First let's take a look at what it means by 'flow':
Define: Flow :
- to circulate
- to proceed continuously and smoothly
- proceed or be produced continuously and effortlessly
- hang loosely in an easy and graceful manner
- movement in or as if in a stream
Before we go further into flow, let's review a statement from the flow queen herself, Marlo Fisken:
"Yet, here I am asking you to fall again and again with your head to the side, all in the name of flow".
Playing with one of her flow sequences, I found it ironic that for such movement I had to learn to trust my heart more than my head. I had to trust my body, find momentum and move with it. Despite feeling off balance with my head to the side, and sometimes out of control.
Working on a static pole, you need to create momentum with your own body and ride the edge of remaining stable and being in complete free fall. If you spin too fast and are not prepared for the flow, you will crash. If you spin to slow, or are too resistant to the momentum, you won't make it all the way around and the flow stops.
Creating flow on spin has its own challenges. One way to address a choppy transition is to hold poses for a little longer, giving scope for a smoother transition from one shape to another. Sliding your leg down slowly and working into a new shape, or threading your arm through a space to find a new grip, may allow your body to unravel and create a unique transition into another combo. Seamless transitions can also happen by simply grabbing the pole under your leg instead of above, allowing your body to sink down through an outside leg hang or into a new split.
It is a bad habit to think about tricks in isolation.

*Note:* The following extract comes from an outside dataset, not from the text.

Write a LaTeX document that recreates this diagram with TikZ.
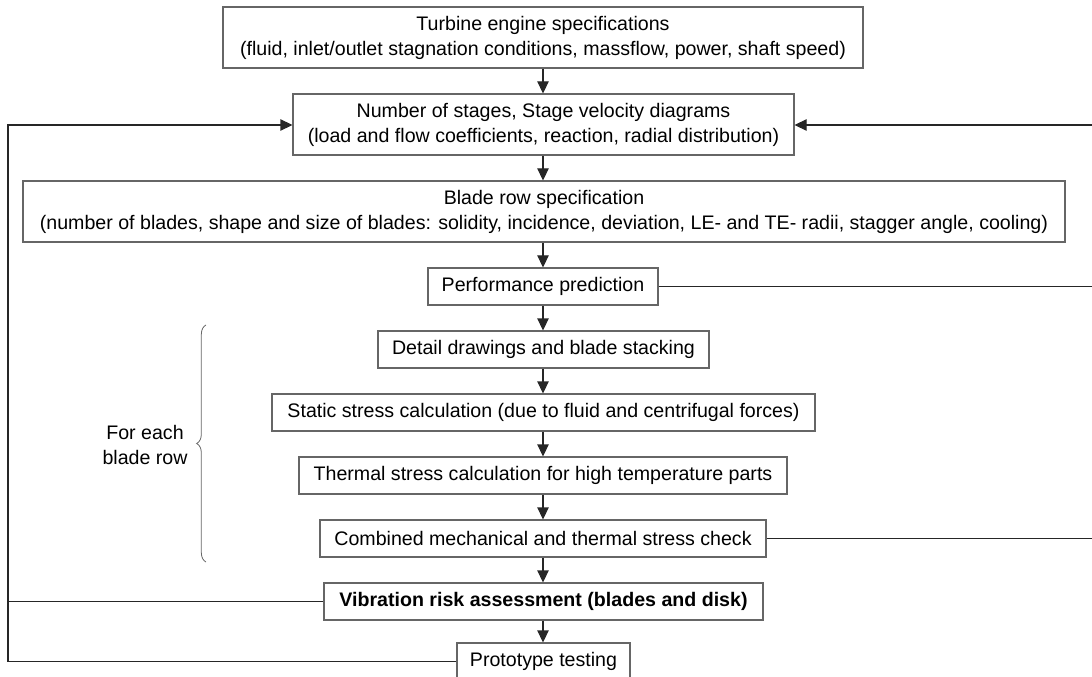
\documentclass[tikz,border=0pt]{standalone}
\usepackage{fontspec}
\setmainfont{Liberation Sans}
\usetikzlibrary{arrows.meta,decorations.pathreplacing}
\def\PX{0.75pt}
\tikzset{
  x=0.75pt, y=-0.75pt,
  txt/.style={font=\fontsize{14.7}{18.75}\selectfont},
  box/.style={txt, draw=black!60, line width=0.8pt, align=center, inner sep=0pt,
    minimum height=37*\PX},
  tall/.style={minimum height=61*\PX},
  link/.style={draw=black!85, line width=0.8pt},
  arr/.style={link, -{Triangle[length=9pt,width=8.5pt]}},
}
\begin{document}
\begin{tikzpicture}
\useasboundingbox (0,0) rectangle (1092,677);
\node[box,tall,minimum width=640*\PX] (b1) at (543,37.5) {Turbine engine specifications\\(fluid, inlet/outlet stagnation conditions, massflow, power, shaft speed)};
\node[box,tall,minimum width=501*\PX] (b2) at (543.5,124.5) {Number of stages, Stage velocity diagrams\\(load and flow coefficients, reaction, radial distribution)};
\node[box,tall,minimum width=1042*\PX] (b3) at (544,211.5) {Blade row specification\\(number of blades, shape and size of blades: solidity, incidence, deviation, LE- and TE- radii, stagger angle, cooling)};
\node[box,minimum width=230*\PX] (b4) at (543,286.5) {Performance prediction};
\node[box,minimum width=331*\PX] (b5) at (543.5,349.5) {Detail drawings and blade stacking};
\node[box,minimum width=543*\PX] (b6) at (543.5,412.5) {Static stress calculation (due to fluid and centrifugal forces)};
\node[box,minimum width=488*\PX] (b7) at (543,475.5) {Thermal stress calculation for high temperature parts};
\node[box,minimum width=446*\PX] (b8) at (543,538.5) {Combined mechanical and thermal stress check};
\node[box,minimum width=439*\PX] (b9) at (543.5,601.5) {\bfseries Vibration risk assessment (blades and disk)};
\node[box,minimum width=173*\PX] (b10) at (543.5,661.5) {Prototype testing};

\foreach \a/\b in {b1/b2,b2/b3,b3/b4,b4/b5,b5/b6,b6/b7,b7/b8,b8/b9,b9/b10}
  \draw[arr] (\a.south -| 543,0) -- (\b.north -| 543,0);

% left feedback loop
\coordinate (L) at (8,125);
\draw[arr] (b10.west) -| (L) -- (b2.west |- L);
\draw[link] (b9.west) -- (b9.west -| L);

% right feedback loop
\coordinate (R) at (1092,125);
\draw[arr] (R) -- (b2.east |- R);
\draw[link] (b4.east) -- (b4.east -| R);
\draw[link] (b8.east) -- (b8.east -| R);

% brace
\draw[draw=black!60, line width=0.6pt, decorate, decoration={brace, amplitude=7pt}] (206,562) -- (206,325);
\node[txt, align=center, inner sep=0pt] (fe) at (145,445) {For each\\ blade row};
\end{tikzpicture}
\end{document}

If you are working on choreography and routines you need to find a way to make your tricks flow in a sequence. What happens at the end of a move or before another one? Inverted pole tricks take a lot of preparation and it is common to see dancers check in with their grip and pause, taking a deep breath to prepare for going upside-down. Moments like this interrupt your flow. Not that you should rush into a move, but perhaps there is a way that you could prepare without being frozen in time. When you are polishing your choreography think about the moments where this could happen.

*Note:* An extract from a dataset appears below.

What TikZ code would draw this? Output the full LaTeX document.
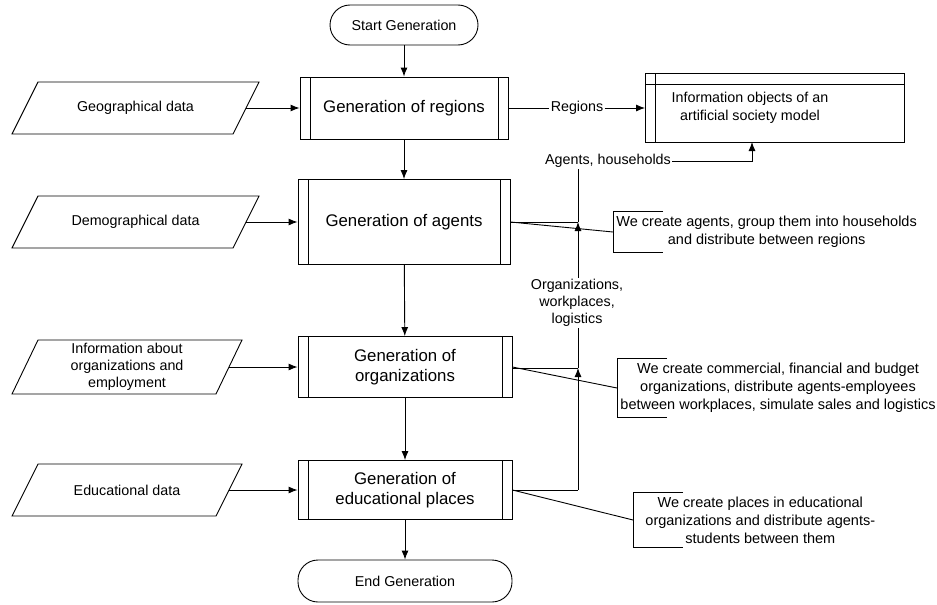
\documentclass[tikz,border=0pt]{standalone}
\usepackage{fontspec}
\setmainfont{Liberation Sans}
\usepackage{tikz}
\usetikzlibrary{arrows.meta}
\tikzstyle{line} = [draw, -{Latex[length=9pt,width=7pt]}]
\tikzstyle{terminal}=[draw,rectangle,rounded corners=20pt,font=\fontsize{14.3}{17}\selectfont]
\tikzstyle{process}=[draw,rectangle,align=center,font=\fontsize{16.8}{20}\selectfont,
  path picture={\draw ([xshift=10pt]path picture bounding box.north west) -- ([xshift=10pt]path picture bounding box.south west);
                \draw ([xshift=-10pt]path picture bounding box.north east) -- ([xshift=-10pt]path picture bounding box.south east);}]
\tikzstyle{datain}=[rectangle,outer sep=0pt,align=center,minimum height=52pt,font=\fontsize{14.3}{17}\selectfont]
\tikzstyle{storage}=[draw,rectangle,font=\fontsize{14.3}{18}\selectfont,
  path picture={\draw ([yshift=-11pt]path picture bounding box.north west) -- ([yshift=-11pt]path picture bounding box.north east);
                \draw ([xshift=10pt]path picture bounding box.north west) -- ([xshift=10pt]path picture bounding box.south west);}]
\tikzstyle{flowlabel}=[align=center,inner sep=1pt,font=\fontsize{14.3}{17}\selectfont]
\tikzstyle{note}=[anchor=west,align=center,inner xsep=3pt,inner ysep=4pt,font=\fontsize{14.5}{18}\selectfont]

\begin{document}
\begin{tikzpicture}[x=1pt,y=-1pt,line width=0.9pt]
  \useasboundingbox (0,0) rectangle (937,605);

  % main chain
  \node[terminal,minimum width=148pt,minimum height=40pt] (start) at (404,25) {Start Generation};
  \node[process,minimum width=208pt,minimum height=62pt] (regions) at (404,108) {Generation of regions};
  \node[process,minimum width=212pt,minimum height=85pt] (agents) at (404,222) {Generation of agents};
  \node[process,minimum width=214pt,minimum height=61pt] (orgs) at (405,367) {Generation of\\organizations};
  \node[process,minimum width=214pt,minimum height=59pt] (educ) at (405,490) {Generation of\\educational places};
  \node[terminal,minimum width=214pt,minimum height=42pt] (endgen) at (405,581) {End Generation};

  % input data (parallelograms drawn below)
  \node[datain,minimum width=247pt] (geodata) at (135.5,108) {Geographical data};
  \node[datain,minimum width=247pt] (demodata) at (135.5,222) {Demographical data};
  \node[datain,minimum width=230pt] (orgdata) at (127,367) {Information about\\organizations and\\employment};
  \node[datain,minimum width=230pt] (educdata) at (127,490) {Educational data};
  \foreach \n in {geodata,demodata,orgdata,educdata}
    \draw ([xshift=26pt]\n.north west) -- (\n.north east) -- ([xshift=-26pt]\n.south east) -- (\n.south west) -- cycle;

  \node[storage,minimum width=259pt,minimum height=69pt] (infoobj) at (775,108)
    {\begin{tabular}{@{}c@{}}Information objects of an\\artificial society model\end{tabular}\hspace*{50pt}\mbox{}};

  \node[flowlabel,fill=white] (regionslbl) at (577,108) {Regions};
  \node[flowlabel] (agentslbl) at (608,161) {Agents, households};
  \node[flowlabel] (orgslbl) at (577,303) {Organizations,\\workplaces,\\logistics};

  \coordinate (agentsjoin) at (578,222);
  \coordinate (orgsjoin) at (578,368);
  \coordinate (educjoin) at (578,490);
  \coordinate (infoin) at (752,142);

  \node[note] (agentsnote) at (613,232) {We create agents, group them into households\\and distribute between regions};
  \node[note] (orgsnote) at (617,388) {We create commercial, financial and budget\\organizations, distribute agents-employees\\between workplaces, simulate sales and logistics};
  \node[note,inner xsep=12pt] (educnote) at (633,520) {We create places in educational\\organizations and distribute agents-\\students between them};

  \path [line] (start) -- (regions);
  \path [line] (regions) -- (agents);
  \path [line] (agents) -- (orgs);
  \path [line] (orgs) -- (educ);
  \path [line] (educ) -- (endgen);

  \path [line] ([xshift=-13pt]geodata.east) -- (regions.west);
  \path [line] ([xshift=-13pt]demodata.east) -- (agents.west);
  \path [line] ([xshift=-13pt]orgdata.east) -- (orgs.west);
  \path [line] ([xshift=-13pt]educdata.east) -- (educ.west);

  \draw (regions.east) -- (regionslbl);
  \path [line] (regionslbl) -- (infoobj.west |- regionslbl);

  % flows into the information objects
  \draw (educ.east |- educjoin) -- (educjoin);
  \path [line] (educjoin) -- (orgsjoin);
  \draw (orgs.east |- orgsjoin) -- (orgsjoin);
  \draw (orgsjoin) -- (orgsjoin |- orgslbl.south);
  \path [line] (agentsjoin |- orgslbl.north) -- (agentsjoin);
  \draw (agents.east |- agentsjoin) -- (agentsjoin);
  \draw (agentsjoin) -- (agentsjoin |- agentslbl.south);
  \path [line] (agentslbl.east) -| (infoin);

  % notes
  \draw (agents.east) -- (agentsnote.west);
  \draw (orgs.east) -- (orgsnote.west);
  \draw (educ.east) -- (educnote.west);
  \foreach \n in {agentsnote,orgsnote,educnote}
    \draw ([xshift=50pt]\n.north west) -- (\n.north west) -- (\n.south west) -- ([xshift=50pt]\n.south west);

\end{tikzpicture}
\end{document}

After a spinning sequence, what happens if you keep your arm moving in the direction of your spin? What if you land on one knee instead of both, can you then push off again through a lunge? These moments may allow you to catch your breath and prepare for what comes next without stopping the flow. Remember to think about what is happening in the music at these times too, as this could affect the quality of the movement.
I highly recommend filming yourself, or at least dancing in front of a mirror, so you can become more aware of your body in space. This is especially important when considering how your poses look to an audience. Studying these shapes can also help you see where you could make variations. Especially up the pole, you need to ensure that extra movements don't release contact points that are keeping you upside-down safely. By watching recordings of your practice you are more likely to see a connection between one move and another, and notice where an arm or leg could grip differently, or make for an easy flow into a new pose.

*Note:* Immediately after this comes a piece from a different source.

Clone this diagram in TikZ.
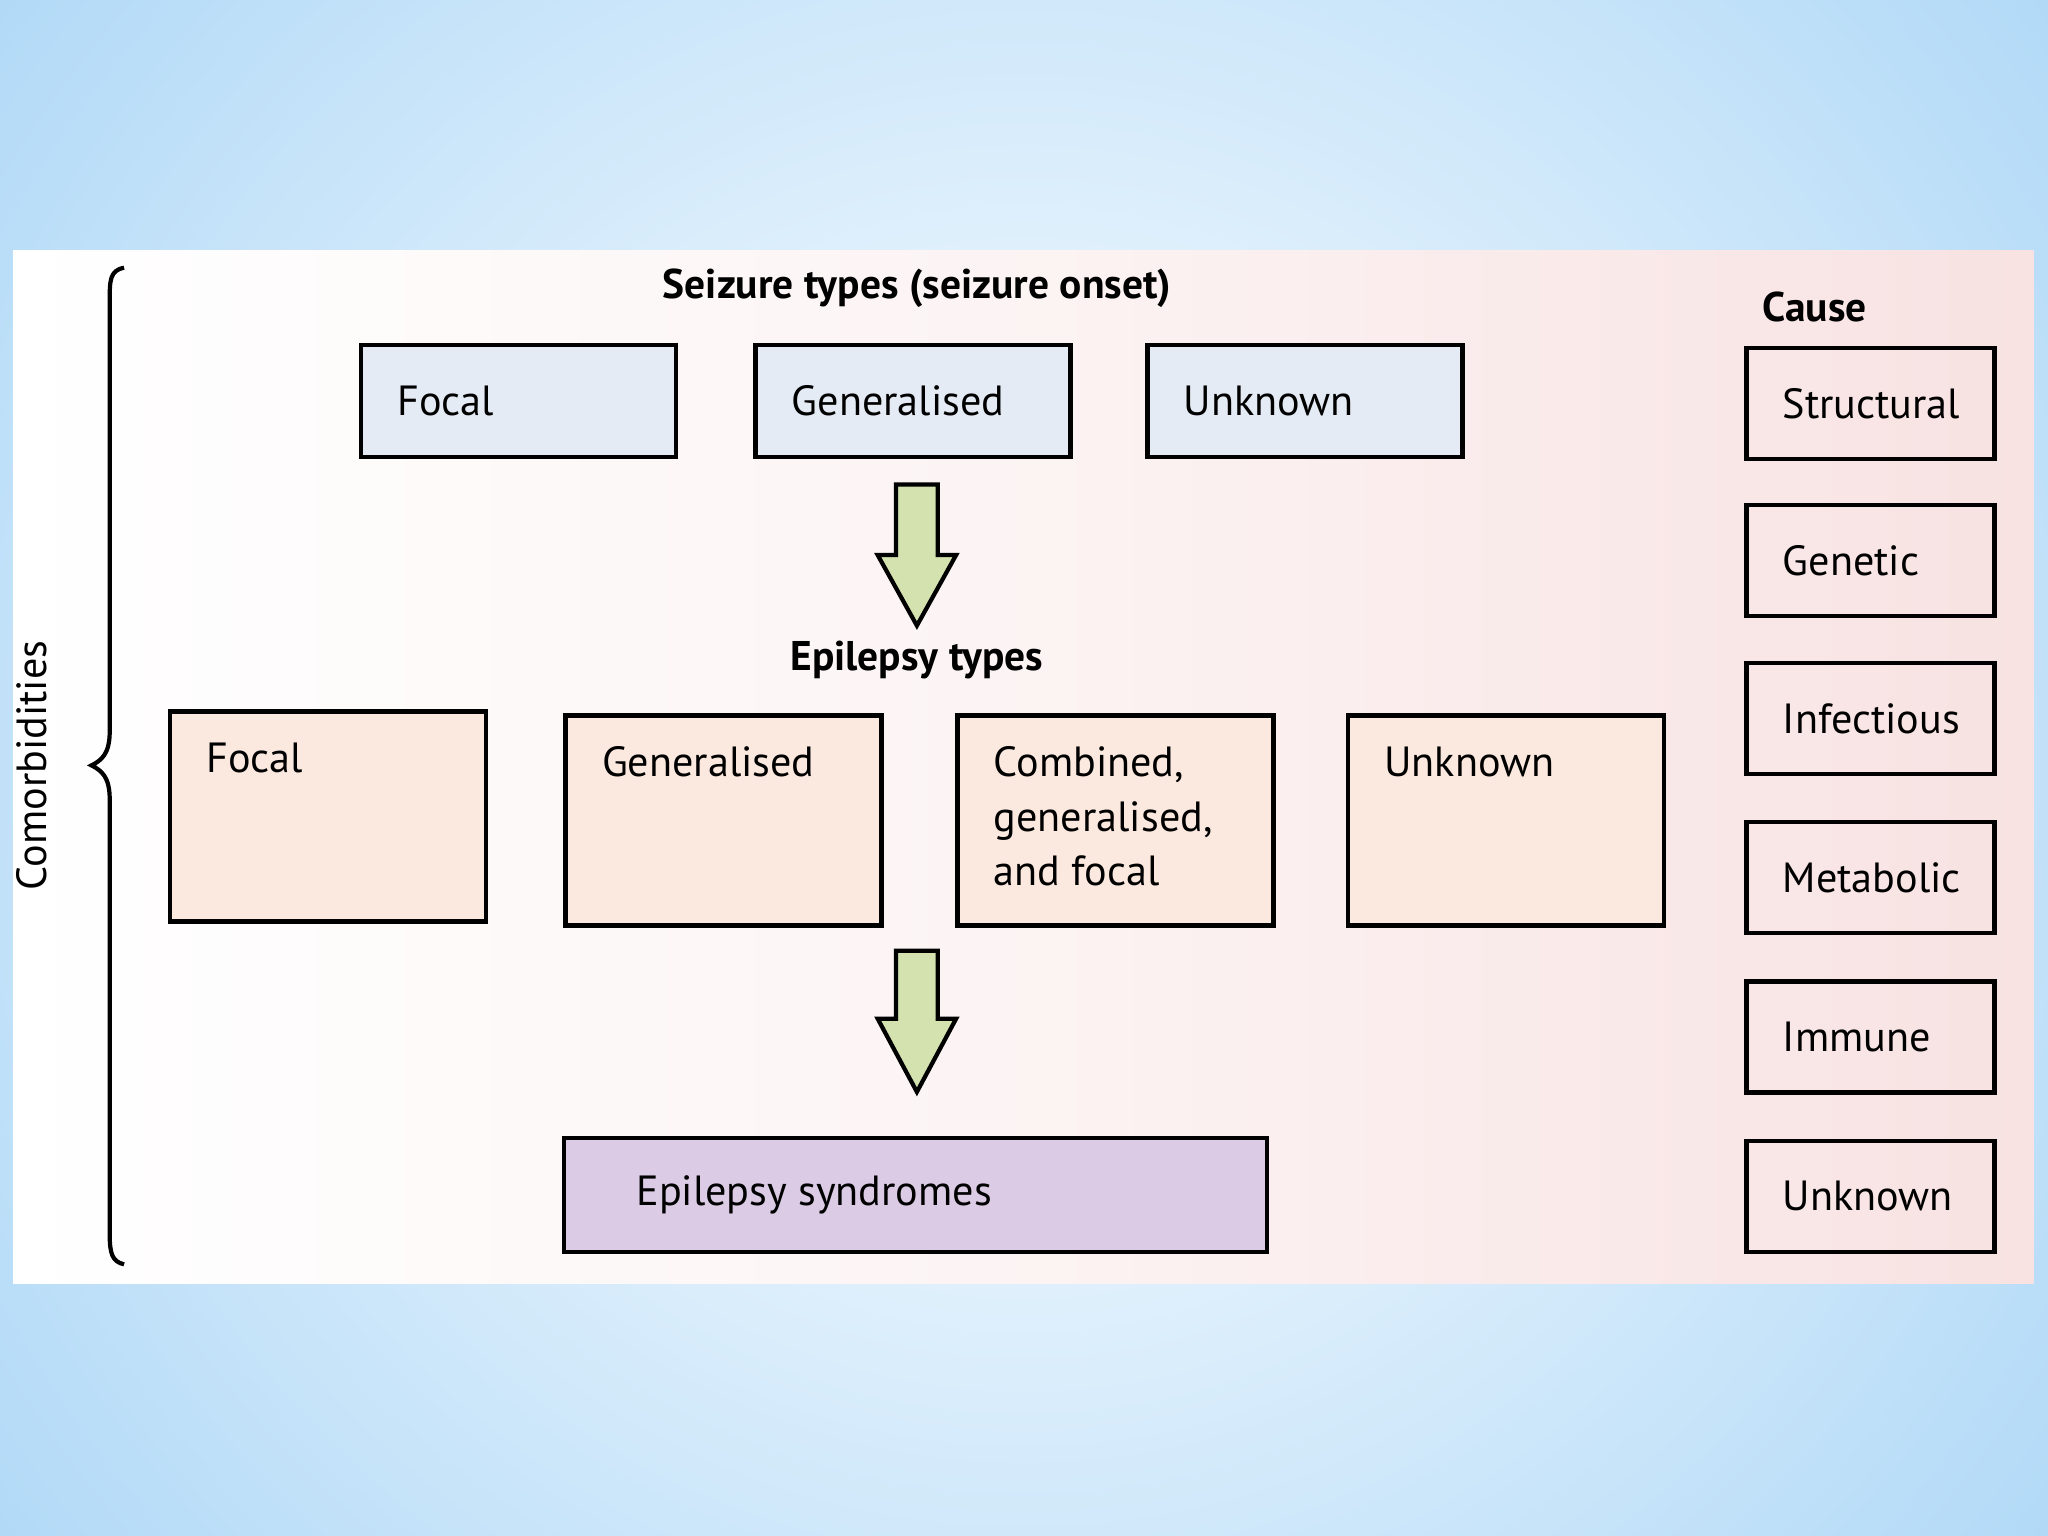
\documentclass[tikz,border=0pt]{standalone}
\usepackage{fontspec}
\setmainfont{PT Sans}
\usetikzlibrary{positioning}
\definecolor{skyblue}{HTML}{9CCFF5}
\definecolor{panelpink}{HTML}{F8E2E2}
\definecolor{seizfill}{HTML}{E5EBF4}
\definecolor{epifill}{HTML}{FBE9DF}
\definecolor{syndfill}{HTML}{DBCBE5}
\definecolor{arrowgreen}{HTML}{D3E2AE}
\tikzset{
  box/.style={draw=black, line width=1.3pt, inner sep=0pt},
  seiz/.style={box, fill=seizfill, minimum width=3.15cm, minimum height=1.12cm},
  epi/.style={box, fill=epifill, minimum width=3.16cm, minimum height=2.10cm},
  cause/.style={box, minimum width=2.48cm, minimum height=1.11cm},
  lbl/.style={font=\fontsize{12}{15.5}\selectfont, anchor=west, align=left, inner sep=0pt},
  title/.style={font=\bfseries\fontsize{11.8}{14}\selectfont},
  blockarrow/.style={draw=black, line width=1.2pt, fill=arrowgreen, line join=miter}
}
\begin{document}
\begin{tikzpicture}[x=0.01306cm, y=-0.01306cm]
    \useasboundingbox (0,0) rectangle (1568,1176);
    % background
    \shade[inner color=white, outer color=skyblue] (-480,-650) rectangle (2048,1826);
    \shade[left color=white, right color=panelpink, middle color=white!60!panelpink] (10,192) rectangle (1557,983);
    % titles
    \node[title] (seiztitle) at (702,221) {Seizure types (seizure onset)};
    \node[title] (epititle) at (702,505) {Epilepsy types};
    \node[title, anchor=west] (causetitle) at (1340,235) {Cause};
    % seizure types
    \foreach \name/\x/\txt in {sfocal/397/Focal, sgen/699/Generalised, sunk/999/Unknown}{
        \node[seiz] (\name) at (\x,307) {};
        \node[lbl] (\name-t) at ([xshift=0.38cm]\name.west) {\txt};
    }
    % epilepsy types
    \node[epi] (efocal) at (251,625) {};
    \node[lbl, anchor=north west] (efocal-t) at ([xshift=0.38cm, yshift=-0.33cm]efocal.north west) {Focal};
    \foreach \name/\x/\txt in {egen/554/Generalised, ecomb/854/{Combined,\\generalised,\\and focal}, eunk/1153/Unknown}{
        \node[epi] (\name) at (\x,628) {};
        \node[lbl, anchor=north west] (\name-t) at ([xshift=0.38cm, yshift=-0.33cm]\name.north west) {\txt};
    }
    % syndromes
    \node[box, fill=syndfill, minimum width=7.03cm, minimum height=1.14cm] (synd) at (701,915) {};
    \node[lbl] (synd-t) at ([xshift=0.74cm]synd.west) {Epilepsy syndromes};
    % causes
    \foreach \name/\y/\txt in {cstruct/309/Structural, cgen/429/Genetic, cinf/550/Infectious, cmet/672/Metabolic, cimm/794/Immune, cunk/916/Unknown}{
        \node[cause] (\name) at (1432,\y) {};
        \node[lbl] (\name-t) at ([xshift=0.38cm]\name.west) {\txt};
    }
    % block arrows
    \foreach \top/\neck in {371/425, 728/780}{
        \draw[blockarrow] (686,\top) -- (718,\top) -- (718,\neck) -- (732,\neck)
            -- (702,\top+108) -- (672,\neck) -- (686,\neck) -- cycle;
    }
    % brace
    \draw[line width=1.2pt] (95,205) .. controls (84,207) and (84,215) .. (84,230)
        -- (84,560) .. controls (84,577) and (78,582) .. (70,586)
        .. controls (78,590) and (84,595) .. (84,612)
        -- (84,945) .. controls (84,960) and (86,966) .. (95,968);
    \node[rotate=90, font=\fontsize{12}{15}\selectfont] (comorb) at (24,586) {Comorbidities};
\end{tikzpicture}
\end{document}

Remember, that innovation also takes practice. You might have a connection in your head about two moves, but accomplishing the transition may take longer than one or two attempts. If you are creating a routine for a competition, unique transitions can help you score highly but only if they done well. Try breaking down the transition into smaller parts and then bring them all back together. Building body awareness takes time, but persistence pays off making the moves look as natural and effortless as possible.
Finding flow and learning how to move with grace and momentum takes practice. Marlo Fisken refers to her lifelong "study of movement". The process of reflecting on your own transitions and flow will offer insight into the foundations of how your body moves to make shapes, remain stable, extend, and contract. This process may also reveal your own individual style as a dancer, further helping you stand out from the crowd.
"Finding flow and learning how to move with grace and momentum takes practice."